----- Source excerpt -----

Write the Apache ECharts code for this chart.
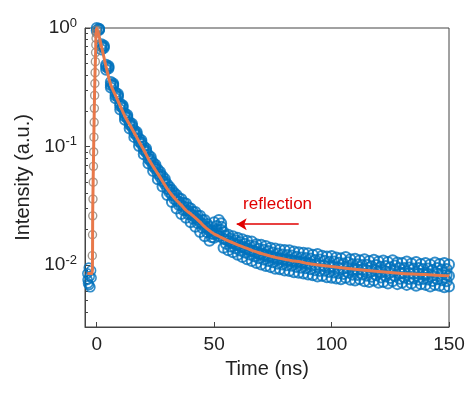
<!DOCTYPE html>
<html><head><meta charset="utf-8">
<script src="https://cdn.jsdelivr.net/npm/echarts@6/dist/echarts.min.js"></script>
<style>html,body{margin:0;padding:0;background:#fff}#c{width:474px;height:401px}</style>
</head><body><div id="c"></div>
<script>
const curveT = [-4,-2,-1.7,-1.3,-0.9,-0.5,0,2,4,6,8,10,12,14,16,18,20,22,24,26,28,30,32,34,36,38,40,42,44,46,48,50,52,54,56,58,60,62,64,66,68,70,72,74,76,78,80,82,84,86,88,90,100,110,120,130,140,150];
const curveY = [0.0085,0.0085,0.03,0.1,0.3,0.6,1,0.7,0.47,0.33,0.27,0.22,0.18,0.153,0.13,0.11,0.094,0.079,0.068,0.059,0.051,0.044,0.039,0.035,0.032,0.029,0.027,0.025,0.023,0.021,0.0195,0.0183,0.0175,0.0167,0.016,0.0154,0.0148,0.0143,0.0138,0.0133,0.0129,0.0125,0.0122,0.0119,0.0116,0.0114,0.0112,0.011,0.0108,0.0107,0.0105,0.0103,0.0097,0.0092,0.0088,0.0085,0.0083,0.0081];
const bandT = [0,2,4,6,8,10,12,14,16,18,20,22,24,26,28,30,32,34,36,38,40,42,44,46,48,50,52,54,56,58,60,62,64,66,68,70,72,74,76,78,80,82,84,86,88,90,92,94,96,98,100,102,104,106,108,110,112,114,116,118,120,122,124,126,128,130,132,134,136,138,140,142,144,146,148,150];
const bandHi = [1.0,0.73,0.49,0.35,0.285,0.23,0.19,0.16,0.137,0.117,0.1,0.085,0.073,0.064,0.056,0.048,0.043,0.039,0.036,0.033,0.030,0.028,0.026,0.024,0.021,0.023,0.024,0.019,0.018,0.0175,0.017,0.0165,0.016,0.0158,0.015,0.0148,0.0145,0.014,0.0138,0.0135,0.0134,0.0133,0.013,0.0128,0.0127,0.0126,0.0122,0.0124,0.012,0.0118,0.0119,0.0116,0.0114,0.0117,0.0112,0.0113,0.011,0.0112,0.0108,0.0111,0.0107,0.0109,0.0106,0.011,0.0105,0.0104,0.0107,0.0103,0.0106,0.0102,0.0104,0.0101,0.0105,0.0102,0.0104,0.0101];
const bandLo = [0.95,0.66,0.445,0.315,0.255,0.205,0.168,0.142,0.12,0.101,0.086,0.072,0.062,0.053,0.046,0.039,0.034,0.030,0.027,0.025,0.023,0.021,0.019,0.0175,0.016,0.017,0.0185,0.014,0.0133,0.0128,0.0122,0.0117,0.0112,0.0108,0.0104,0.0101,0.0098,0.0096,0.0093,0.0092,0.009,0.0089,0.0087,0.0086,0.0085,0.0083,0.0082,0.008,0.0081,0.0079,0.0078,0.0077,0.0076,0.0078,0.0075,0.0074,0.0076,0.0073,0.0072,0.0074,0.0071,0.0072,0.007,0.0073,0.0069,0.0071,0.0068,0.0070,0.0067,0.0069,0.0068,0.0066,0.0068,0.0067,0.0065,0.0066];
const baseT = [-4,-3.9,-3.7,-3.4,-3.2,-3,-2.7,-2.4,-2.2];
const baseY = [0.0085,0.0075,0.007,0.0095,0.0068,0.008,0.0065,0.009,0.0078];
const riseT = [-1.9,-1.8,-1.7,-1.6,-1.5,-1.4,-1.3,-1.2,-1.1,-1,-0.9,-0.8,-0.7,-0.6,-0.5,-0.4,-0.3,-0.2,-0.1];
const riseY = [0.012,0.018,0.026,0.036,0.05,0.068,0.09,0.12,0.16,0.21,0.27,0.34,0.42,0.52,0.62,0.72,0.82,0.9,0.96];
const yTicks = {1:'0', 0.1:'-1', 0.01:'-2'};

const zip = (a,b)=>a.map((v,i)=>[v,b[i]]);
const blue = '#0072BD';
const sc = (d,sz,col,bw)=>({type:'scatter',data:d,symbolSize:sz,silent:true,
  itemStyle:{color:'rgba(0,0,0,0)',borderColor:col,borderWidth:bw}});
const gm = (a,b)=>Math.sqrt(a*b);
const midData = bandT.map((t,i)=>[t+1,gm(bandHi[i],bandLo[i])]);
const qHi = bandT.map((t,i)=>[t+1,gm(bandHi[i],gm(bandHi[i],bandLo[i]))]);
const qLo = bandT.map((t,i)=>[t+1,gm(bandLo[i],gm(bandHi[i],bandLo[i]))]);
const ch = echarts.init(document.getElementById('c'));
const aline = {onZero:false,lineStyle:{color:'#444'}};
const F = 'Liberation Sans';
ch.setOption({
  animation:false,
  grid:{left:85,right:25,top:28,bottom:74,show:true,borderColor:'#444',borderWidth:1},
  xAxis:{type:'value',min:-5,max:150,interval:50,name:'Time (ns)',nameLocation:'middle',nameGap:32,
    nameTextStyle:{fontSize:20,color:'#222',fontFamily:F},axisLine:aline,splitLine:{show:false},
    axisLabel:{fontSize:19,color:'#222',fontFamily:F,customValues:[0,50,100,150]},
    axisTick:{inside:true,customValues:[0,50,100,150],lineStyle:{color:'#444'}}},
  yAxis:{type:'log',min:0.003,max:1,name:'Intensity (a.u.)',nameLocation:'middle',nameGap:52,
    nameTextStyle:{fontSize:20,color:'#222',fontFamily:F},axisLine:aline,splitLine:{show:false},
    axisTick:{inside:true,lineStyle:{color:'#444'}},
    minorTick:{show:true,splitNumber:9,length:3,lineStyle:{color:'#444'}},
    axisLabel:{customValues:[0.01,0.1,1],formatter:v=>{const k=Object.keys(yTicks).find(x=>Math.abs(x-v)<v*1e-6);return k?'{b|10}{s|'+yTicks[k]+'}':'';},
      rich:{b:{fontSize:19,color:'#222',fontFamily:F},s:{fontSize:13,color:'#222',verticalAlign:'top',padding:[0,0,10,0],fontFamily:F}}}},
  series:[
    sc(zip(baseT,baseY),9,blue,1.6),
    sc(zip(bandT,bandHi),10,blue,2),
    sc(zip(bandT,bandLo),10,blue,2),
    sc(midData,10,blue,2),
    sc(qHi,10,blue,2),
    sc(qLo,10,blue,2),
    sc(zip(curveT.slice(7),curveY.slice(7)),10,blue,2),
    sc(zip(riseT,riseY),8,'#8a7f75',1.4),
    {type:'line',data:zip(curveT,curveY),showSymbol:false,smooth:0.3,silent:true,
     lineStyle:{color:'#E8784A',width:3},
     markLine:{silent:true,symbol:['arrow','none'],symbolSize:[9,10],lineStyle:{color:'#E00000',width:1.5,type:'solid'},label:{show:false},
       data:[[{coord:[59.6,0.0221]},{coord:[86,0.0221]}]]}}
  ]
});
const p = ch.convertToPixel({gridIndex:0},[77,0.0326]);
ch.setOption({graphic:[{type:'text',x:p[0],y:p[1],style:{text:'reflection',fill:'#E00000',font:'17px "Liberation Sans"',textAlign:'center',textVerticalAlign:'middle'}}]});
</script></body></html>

-----

— Stated task —
Reproduce the data word for word, excluding its pictures.

— Full solution —
Write the Apache ECharts code for this chart.
<!DOCTYPE html>
<html><head><meta charset="utf-8">
<script src="https://cdn.jsdelivr.net/npm/echarts@6/dist/echarts.min.js"></script>
<style>html,body{margin:0;padding:0;background:#fff}#c{width:474px;height:401px}</style>
</head><body><div id="c"></div>
<script>
const curveT = [-4,-2,-1.7,-1.3,-0.9,-0.5,0,2,4,6,8,10,12,14,16,18,20,22,24,26,28,30,32,34,36,38,40,42,44,46,48,50,52,54,56,58,60,62,64,66,68,70,72,74,76,78,80,82,84,86,88,90,100,110,120,130,140,150];
const curveY = [0.0085,0.0085,0.03,0.1,0.3,0.6,1,0.7,0.47,0.33,0.27,0.22,0.18,0.153,0.13,0.11,0.094,0.079,0.068,0.059,0.051,0.044,0.039,0.035,0.032,0.029,0.027,0.025,0.023,0.021,0.0195,0.0183,0.0175,0.0167,0.016,0.0154,0.0148,0.0143,0.0138,0.0133,0.0129,0.0125,0.0122,0.0119,0.0116,0.0114,0.0112,0.011,0.0108,0.0107,0.0105,0.0103,0.0097,0.0092,0.0088,0.0085,0.0083,0.0081];
const bandT = [0,2,4,6,8,10,12,14,16,18,20,22,24,26,28,30,32,34,36,38,40,42,44,46,48,50,52,54,56,58,60,62,64,66,68,70,72,74,76,78,80,82,84,86,88,90,92,94,96,98,100,102,104,106,108,110,112,114,116,118,120,122,124,126,128,130,132,134,136,138,140,142,144,146,148,150];
const bandHi = [1.0,0.73,0.49,0.35,0.285,0.23,0.19,0.16,0.137,0.117,0.1,0.085,0.073,0.064,0.056,0.048,0.043,0.039,0.036,0.033,0.030,0.028,0.026,0.024,0.021,0.023,0.024,0.019,0.018,0.0175,0.017,0.0165,0.016,0.0158,0.015,0.0148,0.0145,0.014,0.0138,0.0135,0.0134,0.0133,0.013,0.0128,0.0127,0.0126,0.0122,0.0124,0.012,0.0118,0.0119,0.0116,0.0114,0.0117,0.0112,0.0113,0.011,0.0112,0.0108,0.0111,0.0107,0.0109,0.0106,0.011,0.0105,0.0104,0.0107,0.0103,0.0106,0.0102,0.0104,0.0101,0.0105,0.0102,0.0104,0.0101];
const bandLo = [0.95,0.66,0.445,0.315,0.255,0.205,0.168,0.142,0.12,0.101,0.086,0.072,0.062,0.053,0.046,0.039,0.034,0.030,0.027,0.025,0.023,0.021,0.019,0.0175,0.016,0.017,0.0185,0.014,0.0133,0.0128,0.0122,0.0117,0.0112,0.0108,0.0104,0.0101,0.0098,0.0096,0.0093,0.0092,0.009,0.0089,0.0087,0.0086,0.0085,0.0083,0.0082,0.008,0.0081,0.0079,0.0078,0.0077,0.0076,0.0078,0.0075,0.0074,0.0076,0.0073,0.0072,0.0074,0.0071,0.0072,0.007,0.0073,0.0069,0.0071,0.0068,0.0070,0.0067,0.0069,0.0068,0.0066,0.0068,0.0067,0.0065,0.0066];
const baseT = [-4,-3.9,-3.7,-3.4,-3.2,-3,-2.7,-2.4,-2.2];
const baseY = [0.0085,0.0075,0.007,0.0095,0.0068,0.008,0.0065,0.009,0.0078];
const riseT = [-1.9,-1.8,-1.7,-1.6,-1.5,-1.4,-1.3,-1.2,-1.1,-1,-0.9,-0.8,-0.7,-0.6,-0.5,-0.4,-0.3,-0.2,-0.1];
const riseY = [0.012,0.018,0.026,0.036,0.05,0.068,0.09,0.12,0.16,0.21,0.27,0.34,0.42,0.52,0.62,0.72,0.82,0.9,0.96];
const yTicks = {1:'0', 0.1:'-1', 0.01:'-2'};

const zip = (a,b)=>a.map((v,i)=>[v,b[i]]);
const blue = '#0072BD';
const sc = (d,sz,col,bw)=>({type:'scatter',data:d,symbolSize:sz,silent:true,
  itemStyle:{color:'rgba(0,0,0,0)',borderColor:col,borderWidth:bw}});
const gm = (a,b)=>Math.sqrt(a*b);
const midData = bandT.map((t,i)=>[t+1,gm(bandHi[i],bandLo[i])]);
const qHi = bandT.map((t,i)=>[t+1,gm(bandHi[i],gm(bandHi[i],bandLo[i]))]);
const qLo = bandT.map((t,i)=>[t+1,gm(bandLo[i],gm(bandHi[i],bandLo[i]))]);
const ch = echarts.init(document.getElementById('c'));
const aline = {onZero:false,lineStyle:{color:'#444'}};
const F = 'Liberation Sans';
ch.setOption({
  animation:false,
  grid:{left:85,right:25,top:28,bottom:74,show:true,borderColor:'#444',borderWidth:1},
  xAxis:{type:'value',min:-5,max:150,interval:50,name:'Time (ns)',nameLocation:'middle',nameGap:32,
    nameTextStyle:{fontSize:20,color:'#222',fontFamily:F},axisLine:aline,splitLine:{show:false},
    axisLabel:{fontSize:19,color:'#222',fontFamily:F,customValues:[0,50,100,150]},
    axisTick:{inside:true,customValues:[0,50,100,150],lineStyle:{color:'#444'}}},
  yAxis:{type:'log',min:0.003,max:1,name:'Intensity (a.u.)',nameLocation:'middle',nameGap:52,
    nameTextStyle:{fontSize:20,color:'#222',fontFamily:F},axisLine:aline,splitLine:{show:false},
    axisTick:{inside:true,lineStyle:{color:'#444'}},
    minorTick:{show:true,splitNumber:9,length:3,lineStyle:{color:'#444'}},
    axisLabel:{customValues:[0.01,0.1,1],formatter:v=>{const k=Object.keys(yTicks).find(x=>Math.abs(x-v)<v*1e-6);return k?'{b|10}{s|'+yTicks[k]+'}':'';},
      rich:{b:{fontSize:19,color:'#222',fontFamily:F},s:{fontSize:13,color:'#222',verticalAlign:'top',padding:[0,0,10,0],fontFamily:F}}}},
  series:[
    sc(zip(baseT,baseY),9,blue,1.6),
    sc(zip(bandT,bandHi),10,blue,2),
    sc(zip(bandT,bandLo),10,blue,2),
    sc(midData,10,blue,2),
    sc(qHi,10,blue,2),
    sc(qLo,10,blue,2),
    sc(zip(curveT.slice(7),curveY.slice(7)),10,blue,2),
    sc(zip(riseT,riseY),8,'#8a7f75',1.4),
    {type:'line',data:zip(curveT,curveY),showSymbol:false,smooth:0.3,silent:true,
     lineStyle:{color:'#E8784A',width:3},
     markLine:{silent:true,symbol:['arrow','none'],symbolSize:[9,10],lineStyle:{color:'#E00000',width:1.5,type:'solid'},label:{show:false},
       data:[[{coord:[59.6,0.0221]},{coord:[86,0.0221]}]]}}
  ]
});
const p = ch.convertToPixel({gridIndex:0},[77,0.0326]);
ch.setOption({graphic:[{type:'text',x:p[0],y:p[1],style:{text:'reflection',fill:'#E00000',font:'17px "Liberation Sans"',textAlign:'center',textVerticalAlign:'middle'}}]});
</script></body></html>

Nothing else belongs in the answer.